Um professor, um livro.

O NARIZ


NIKOLAI GÓGOL
As últimas férias do Verão trouxeram-me o reencontro com Nikolai Gógol, o famoso autor do belíssimo Almas Mortas. Acabei o Siddartha, do Hesse e fiquei desencantado. Como sou a pessoa menos auto – sugestionável que conheço e, apesar de Hermann Hesse ser um dos meus heróis da literatura, o famoso Siddartha deixou-me verdadeiramente desiludido, ainda que, vox populi dixit, esta seja a obra - prima de Hesse.

Ora, após duas semanas e meia na cosmopolita Marselha rumei a um refúgio, sempre junto ao Mediterrâneo, numa casa de amigos lisboetas, em Taormina, na Sicília onde, para além do silêncio e beleza ímpares da ilha, os livros são também paixão dos meus amigos e, uma vez aí, aproveitei para remexer no que por lá havia...triste e inconformado com o balde de água fria do Siddartha, levei Moravia comigo (sempre o meu “muso” inspirador) e uma antologia de contos do meu Eçazinho. No entanto, ao explorar a biblioteca do “refúgio”, passei os olhos por umas coisas da Oriana Falacci (pura leviandade...), li uns poemas do José Régio; deliciei-me com algumas das Fábulas do La Fontaine e, finalmente, após ter relido um dos mestres do absurdo, Boris Vian, no seu Morte aos Feios, segui na senda do absurdo e li, finalmente, O Nariz, de Gógol.

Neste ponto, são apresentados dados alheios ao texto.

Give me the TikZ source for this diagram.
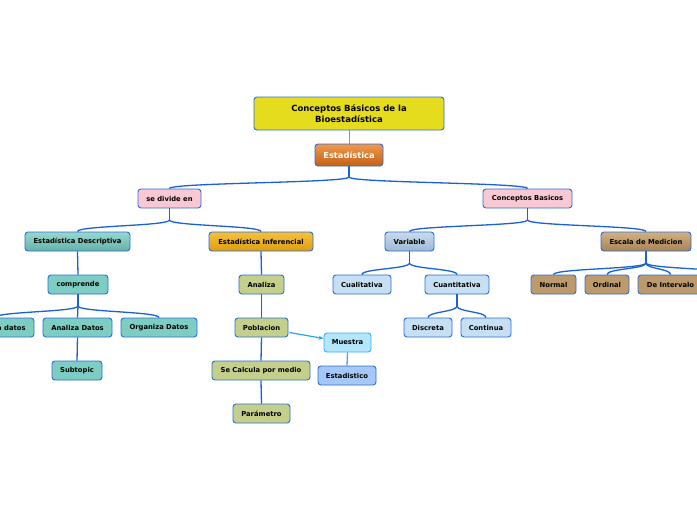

Bom antídoto para fugir à estranha normalidade dos dias que correm e que são, para mim, o verdadeiro absurdo, é deixarmo-nos transportar para a literatura do absurdo ou do surreal, inofensiva, genuína e verdadeiramente libertadora pois que nos obriga à introspecção e questionação, enquanto nos faz rir desalmadamente. Entre Gógol e Boris Vian, duas referências neste tipo de literatura (que é tudo menos light...sendo precisamente o oposto, heavy!), há mais de 100 anos de separação mas, podemos dize-lo, que ambos estão ligados pois Gógol é, sem dúvida, um precursor do surrealismo. Para mais, é um escritor que viveu na tenebrosa Rússia czarista da 1.ª metade do séc. XIX e viu, por diversas vezes, as suas obras serem esventradas pela censura e pelas contingências da conservadoríssima sociedade russa de então. No entanto, homem viajado que foi, filho da nobreza fundiária ucraniana, a sua mescla de influências vai desde os românticos do 1.º quartel de oitocentos até aos impressionistas que iam começando a aparecer por volta do mesmo período, passando pela literatura licenciosa que assolava a Europa desde o séc. XVIII.

O Nariz é a incrível história de um homem que, um dia, acorda e repara que perdeu o nariz! Na história, há várias pessoas envolvidas...o barbeiro Iakovlévitch, as senhoras Tchekhatariova e Grigoriévna, entre outras. Todas elas, na mente do “desnarizado”, são suspeitas. A teoria da conspiração está instalada! A determinada altura, apercebemo-nos que há duas histórias distintas e quase que perdemos o fio à meada. Este nariz desaparecido, que provoca a fúria do acessor do colégio local, Kovaliov, é a peça do absurdo desta história. Para além de ganhar vida, ganha traços de ser humano e torna-se um snob. Kovaliov desespera e somos atingidos por uma profunda compaixão por este infeliz, porque não nos imaginamos em situação de desespero tão pungente. Todavia, rimos como perdidos pelas situações completamente inesperadas que vão surgindo com Kovaliov e o seu nariz.

Gógol bem o diz, a determinada altura da passagem desta obra: “Grassa neste mundo o absurdo completo.”; absurdo entendido como o que nos parece normal, trivial e tido por aceite. Esta alienação, que George Orwell já havia previsto no seu O Triunfo dos Porcos e, melhor ainda, no seu 1984 está, sem dúvida, instalada nos nossos dias e raras foram as vezes a que se assistiu, na história do ser humano, a uma tamanha loucura colectiva, disfarçada de uma aparente normalidade. Para quem sente e já se apercebeu do que se está a passar e que é, pelos vistos, indelével, nada melhor que rir sempre que pode e ler um bom mestre do surrealismo...Gógol, no seu O Nariz, atinge com uma mestria exemplar, um pico de surrealismo, comparável a Boris Vian, André Breton ou Jean Cocteau. O livro é pequenino, está impresso numa belíssima edição da Assírio e Alvim e a tradução é excelente. Toca a rir, minha gente! E que os livros fiquem convosco!